Thomas A.D. Watson and Francie Rudolph on raising their families and growing their businesses in towns defined by seasonal extremes.
by Maria Allen
Photographs by Julia Cumes
Home to America’s oldest art colony, the Outer Cape has been a destination for fine artists and collectors for generations. Intimate galleries and studios pepper the main streets and back roads of these quaint seaside towns of Provincetown, Truro, and Wellfleet.
“The light out here is pretty extraordinary,” says Truro artist Thomas A.D. Watson, who is known for his representational landscape paintings of the area. “There is so much national seashore and wild water.

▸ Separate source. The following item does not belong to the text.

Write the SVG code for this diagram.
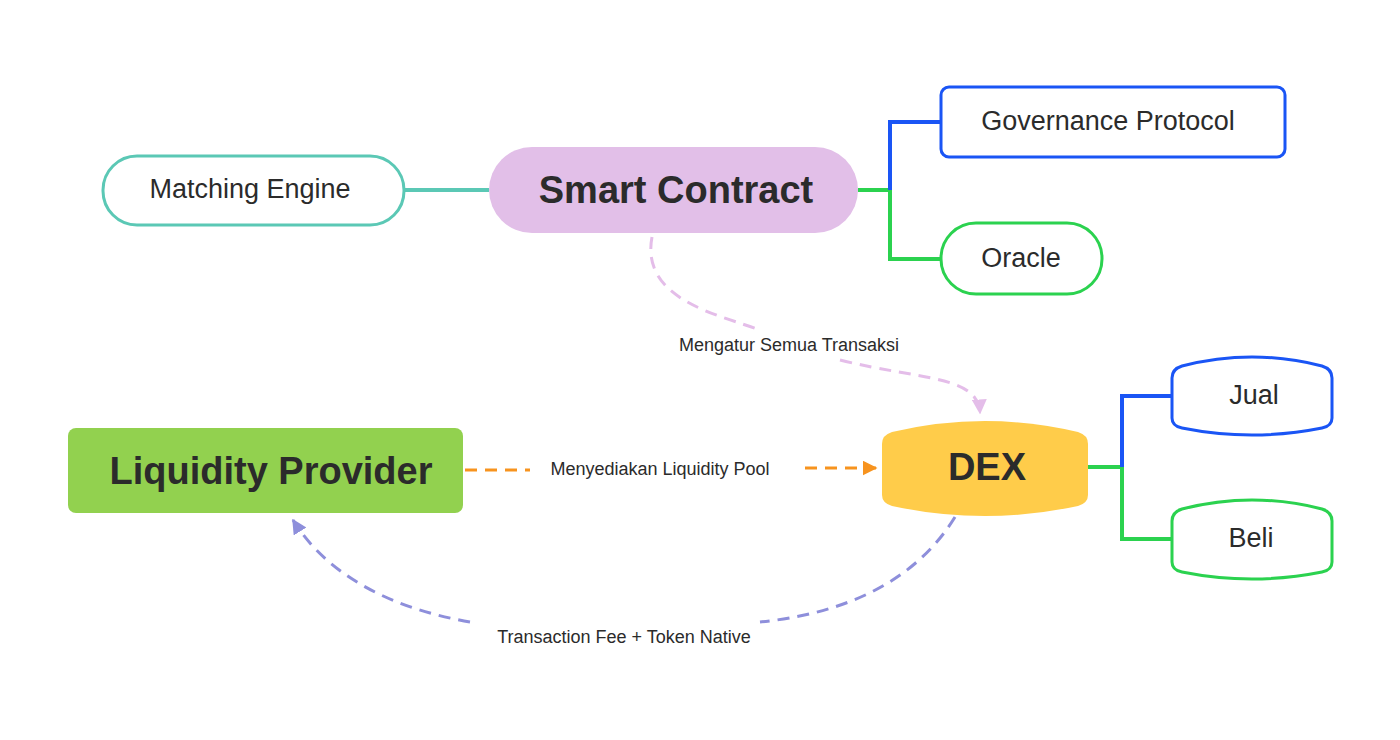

It’s an incredibly beautiful place to live.”
Watson and his wife, Francie Randolph, a mixed-media artist and former Harvard professor, moved to Truro in 1998 after falling in love with a 200-year-old farmhouse with a small orchard and a two-story barn. The original deteriorating barn was replaced with a new post-and-beam structure that now houses Watson’s art studio on the upper level and Randolph’s studio below.
Watson was born into a family of artists—his father was a skilled illustrator, his grandfather was the founder and editor of American Artist Magazine, and his mother was a celebrated children’s book author. His childhood was split between Vermont and Truro, where he spent a great deal of time outdoors and the creative influences of his family and the surrounding community inspired his own artistic leanings. A graduate of Rhode Island School of Design, Watson’s landscape paintings depict the Outer Cape’s dramatic sand dunes and churning seas with stirring emotion.
Randolph’s nature-based artwork combines digital technologies with painting, photography, and printmaking techniques. She previously taught at Harvard University’s Visual and Environmental Studies department before moving to the Cape and turning her attention to the local food movement. Randolph co-founded the Truro Agricultural Fair and shortly thereafter the nonprofit Sustainable CAPE. “Our mission is to celebrate local food while teaching about the health of our bodies, community, and environment,” says Randolph, who helps oversee the organization’s farm-to-school program as well as the Truro Farmers’ Market.
When they aren’t busy creating art, Watson and Randolph enjoy a down-to-earth lifestyle, spending their days gardening, swimming, and going on fishing trips with their son and daughter. One such outing into Cape Cod Bay inspired Watson to begin painting commercial fishing and lobster boats. The local fishing industry is an important part of the heritage of the Outer Cape and Watson’s images pay tribute to this local history. Earlier this year, his painting of a vessel known as the Joan ~ Tom was featured and auctioned off at the annual Provincetown Portuguese Festival.
”Our mission is to celebrate local food while teaching about the health of our bodies, community, and environment.
— Francie Randolph
Somehow, while the rest of the world becomes increasingly dependent on their high-speed digital devices, Watson and Randolph have found a way to embrace life’s simple pleasures. “The rhythm of the seasons has been really wonderful because it gives us a lot of quiet time to do our work,” says Randolph. “We have a beautiful hearth and in the winter we will gather as a family in the living room and read books at the end of the day.”
Even during a global pandemic, Watson has found peace by painting his natural surroundings, and with every brushstroke, he is continuing a local legacy.